Last year’s success glows warmly in Cash’s memory, which, she says has made this year’s more tedious agenda difficult for her. However, she also claims that Trump’s election last week has given her a renewed sense of urgency. “It’s just an incredibly important time and also a kind of excit­ing time to care about the world. Even though it’s super scary, and a Trump presidency is terrifying, and the way that the world is reacting to it is also very scary and indicative of the problems in our country. So, now it’s up to us, since we can’t trust the federal government to solve our problems. It’s up to us. The groundwork, businesses, state level governments, to solve environmental and social justice problems. That sort of opens up some im­peratives for us.” Cash is also excited about Vassar students’ considerable support for those protest­ing the Dakota Access Pipeline and plans to get in­volved herself. She believes the issue has garnered such support because it is inherently intersection­al and gives activists a chance to protest against multiple issues at once. “I think there’s a lot of en­ergy on campus that is ready to rally around this issue, which is really exciting…and I think that we can do good work, since we have a lot of people power behind this. I’m personally going to donate, which is one of the first actions we can do, a fund­raiser over the next two weeks.”

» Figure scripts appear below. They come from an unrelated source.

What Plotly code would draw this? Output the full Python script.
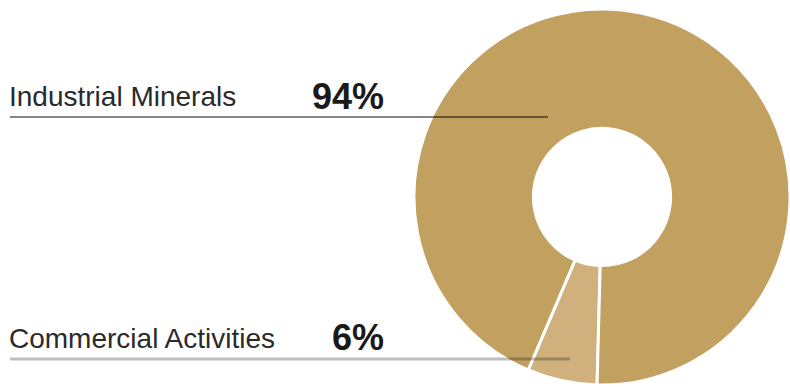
import plotly.graph_objects as go

W, H = 790, 387

# Segment data
segments = ["Commercial Activities", "Industrial Minerals"]
shares = [6, 94]
segment_colors = ["#D0B07C", "#C1A060"]

# Label texts
label_names = ["Industrial Minerals", "Commercial Activities"]
label_values = ["94%", "6%"]

FONT = "Liberation Sans"


def px_x(x):
    return min(max(x / W, 0.0), 1.0)


def px_y(y):
    return min(max((H - y) / H, 0.0), 1.0)


fig = go.Figure()

# Donut: centre (602, 197), outer radius 188 px
cx, cy, r = 602, 197, 188
fig.add_trace(go.Pie(
    labels=segments,
    values=shares,
    sort=False,
    direction="clockwise",
    rotation=181.5,
    hole=0.365,
    marker=dict(colors=segment_colors, line=dict(color="white", width=3)),
    textinfo="none",
    hoverinfo="label+percent",
    showlegend=False,
    domain=dict(x=[px_x(cx - r), px_x(cx + r)], y=[px_y(cy + r), px_y(cy - r)]),
))

rows = [
    # name, value, y-centre of name, y-centre of value, rule y, rule end x, rule colour, rule width
    (label_names[0], label_values[0], 97.0, 96.5, 117, 548, "rgba(0,0,0,0.47)", 2),
    (label_names[1], label_values[1], 338.0, 337.0, 359, 570, "rgba(0,0,0,0.25)", 3),
]

annotations = []
shapes = []
for name, val, yn, yv, ry, rx, rc, rw in rows:
    annotations.append(dict(
        text=name, x=px_x(7), y=px_y(yn), xref="paper", yref="paper",
        xanchor="left", yanchor="middle", showarrow=False,
        font=dict(family=FONT, size=28, color="#2a2a2a"),
    ))
    annotations.append(dict(
        text="<b>" + val + "</b>", x=px_x(386), y=px_y(yv), xref="paper", yref="paper",
        xanchor="right", yanchor="middle", showarrow=False,
        font=dict(family=FONT, size=36, color="#1a1a1a"),
    ))
    shapes.append(dict(
        type="line", xref="paper", yref="paper",
        x0=px_x(10), x1=px_x(rx), y0=px_y(ry), y1=px_y(ry),
        line=dict(color=rc, width=rw), layer="above",
    ))

fig.update_layout(
    width=W, height=H,
    margin=dict(l=0, r=0, t=0, b=0),
    paper_bgcolor="white", plot_bgcolor="white",
    font=dict(family=FONT),
    annotations=annotations,
    shapes=shapes,
)

fig.write_html("out.html")
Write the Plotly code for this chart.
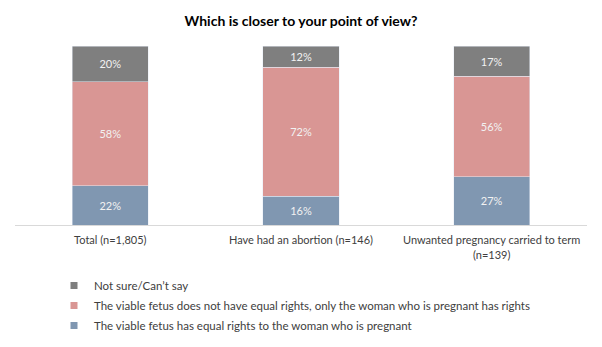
import plotly.graph_objects as go

categories = ["Total (n=1,805)", "Have had an abortion (n=146)",
              "Unwanted pregnancy carried to term<br>(n=139)"]
equal_rights = [22, 16, 27]
not_equal = [58, 72, 56]
not_sure = [20, 12, 17]

series = [
    ("The viable fetus has equal rights to the woman who is pregnant", equal_rights, "#8097b1"),
    ("The viable fetus does not have equal rights, only the woman who is pregnant has rights", not_equal, "#d99694"),
    ("Not sure/Can\u2019t say", not_sure, "#7f7f7f"),
]

FONT = "Lato"
fig = go.Figure()
for i, (name, vals, col) in enumerate(series):
    fig.add_trace(go.Bar(
        x=categories, y=vals, name=name, marker_color=col,
        text=[f"{v}%" for v in vals], textposition="inside",
        insidetextanchor="middle", textangle=0,
        textfont=dict(family=FONT, size=11, color="#f2f2f2"),
        showlegend=False, width=0.4,
    ))
    # legend proxy with small square marker
    fig.add_trace(go.Scatter(
        x=[None], y=[None], mode="markers", name=name,
        marker=dict(symbol="square", size=7, color=col),
        legendgroup=f"g{i}", legendrank=10 - i, showlegend=True,
    ))

PLOT_L, PLOT_W, PLOT_T, PLOT_H = 15, 572, 46, 179
fig.update_layout(
    barmode="stack",
    width=602, height=347,
    margin=dict(l=PLOT_L, r=15, t=PLOT_T, b=122, autoexpand=False),
    paper_bgcolor="white", plot_bgcolor="white",
    title=dict(text="<b>Which is closer to your point of view?</b>",
               x=0.5, xanchor="center", y=0.94, yanchor="middle",
               font=dict(family=FONT, size=14, color="#000000")),
    xaxis=dict(showline=True, linecolor="#d9d9d9", linewidth=1,
               ticks="", ticklabelstandoff=5,
               tickfont=dict(family=FONT, size=11, color="#404040")),
    yaxis=dict(visible=False, range=[0, 100]),
    legend=dict(orientation="v", x=(54 - PLOT_L) / PLOT_W, xanchor="left",
                y=-(271 - PLOT_T - PLOT_H) / PLOT_H, yanchor="top",
                traceorder="grouped", tracegroupgap=1,
                font=dict(family=FONT, size=11.5, color="#404040"),
                itemwidth=30),
    uniformtext=dict(minsize=8, mode="show"),
)

fig.write_html("out.html")
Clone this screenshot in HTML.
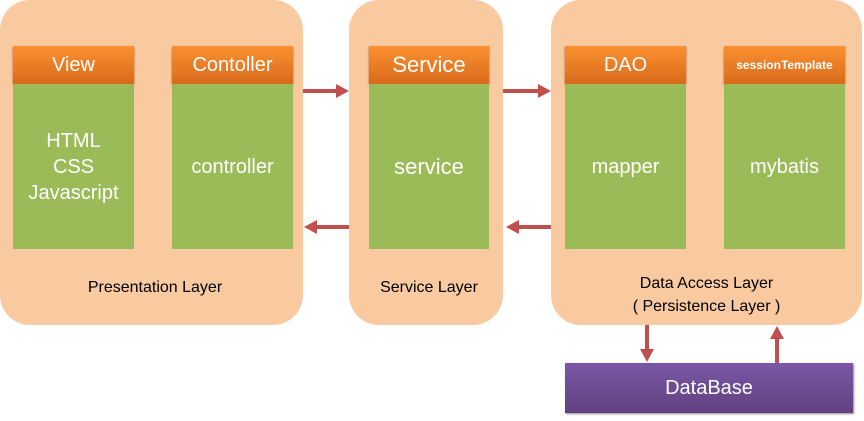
<!DOCTYPE html><html><head><style>
body{margin:0;width:864px;height:421px;background:#fff;position:relative;font-family:"Liberation Sans",sans-serif;overflow:hidden}
.l{position:absolute;background:#f9c9a0;border-radius:30px;top:0;height:325px}
.h{position:absolute;top:46px;height:38px;background:linear-gradient(#fb9131,#d86a1c);color:#fff;font-size:20px;text-align:center;line-height:38px;box-shadow:0 1px 2px #b06030}
.g{position:absolute;top:84px;height:165px;background:#9bbb59;color:#fff;font-size:20px;display:flex;align-items:center;justify-content:center;text-align:center;line-height:26px}
.t{position:absolute;font-size:16px;color:#000;text-align:center}
</style></head><body>
<div class="l" style="left:0;width:303px"></div>
<div class="l" style="left:349px;width:154px"></div>
<div class="l" style="left:551px;width:311px"></div>
<div class="h" style="left:13px;width:121px">View</div>
<div class="g" style="left:13px;width:121px">HTML<br>CSS<br>Javascript</div>
<div class="h" style="left:172px;width:121px">Contoller</div>
<div class="g" style="left:172px;width:121px">controller</div>
<div class="h" style="left:369px;width:120px;font-size:22px">Service</div>
<div class="g" style="left:369px;width:120px;font-size:22px">service</div>
<div class="h" style="left:565px;width:121px">DAO</div>
<div class="g" style="left:565px;width:121px">mapper</div>
<div class="h" style="left:724px;width:121px;font-size:12px;font-weight:bold">sessionTemplate</div>
<div class="g" style="left:724px;width:121px">mybatis</div>
<div class="t" style="left:0;width:310px;top:279px">Presentation Layer</div>
<div class="t" style="left:349px;width:160px;top:279px">Service Layer</div>
<div class="t" style="left:551px;width:311px;top:272px;line-height:23px">Data Access Layer<br>( Persistence Layer )</div>
<div style="position:absolute;left:565px;top:363px;width:288px;height:50px;background:linear-gradient(#7b58a6,#60407f);color:#fff;font-size:20px;text-align:center;line-height:50px;box-shadow:1px 1px 2px #888">DataBase</div>
<svg width="864" height="421" style="position:absolute;left:0;top:0">
<g fill="#c0504d" stroke="none">
<rect x="303" y="89" width="34" height="4"/><polygon points="336,84 349,91 336,98"/>
<rect x="503" y="89" width="36" height="4"/><polygon points="538,84 551,91 538,98"/>
<rect x="316" y="225" width="33" height="4"/><polygon points="317,220 304,227 317,234"/>
<rect x="518" y="225" width="33" height="4"/><polygon points="519,220 506,227 519,234"/>
<rect x="645" y="325" width="4" height="25"/><polygon points="640,349 647,362 654,349"/>
<rect x="775" y="338" width="4" height="25"/><polygon points="770,339 777,326 784,339"/>
</g></svg>
</body></html>
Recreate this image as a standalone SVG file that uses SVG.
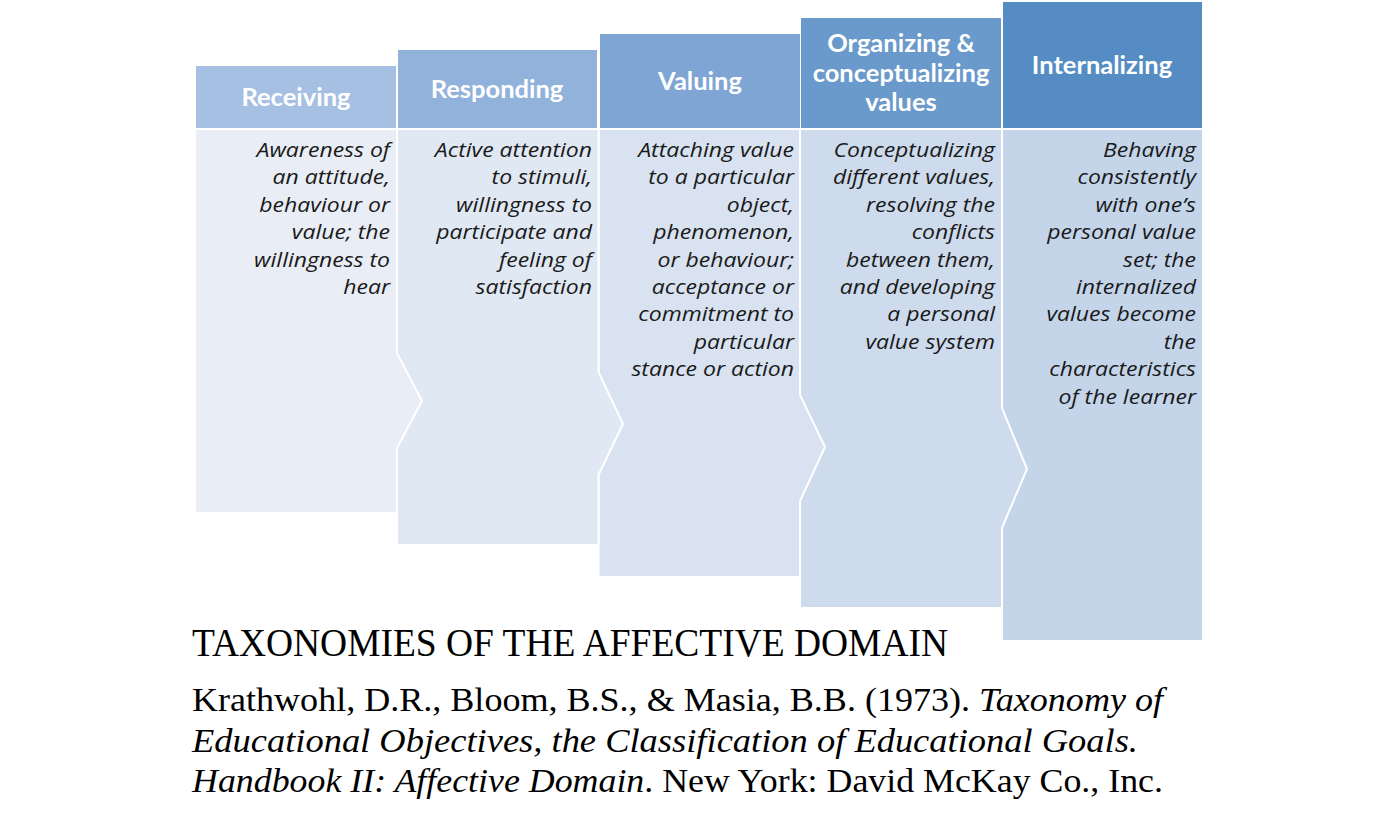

Cash, like the rest of us, will be sleeping with one eye open in the coming months. No one knows what the future holds. Although she doesn’t think a Trump presidency is going to change the way she does activism, she’s aware that this is a time that calls for solidarity. “We, as peo­ple who have progressive ideals have to support and be enthusiastic about each other even though we might feel inclined to divide each other over the little things. We have to stay united against one monolithic racist, xenophobic and homophobic entity. No one person’s struggle is more import­ant or more devastating than another’s. We don’t know what’s going to happen, we’ll just have to be flexible and be ready to change tactics.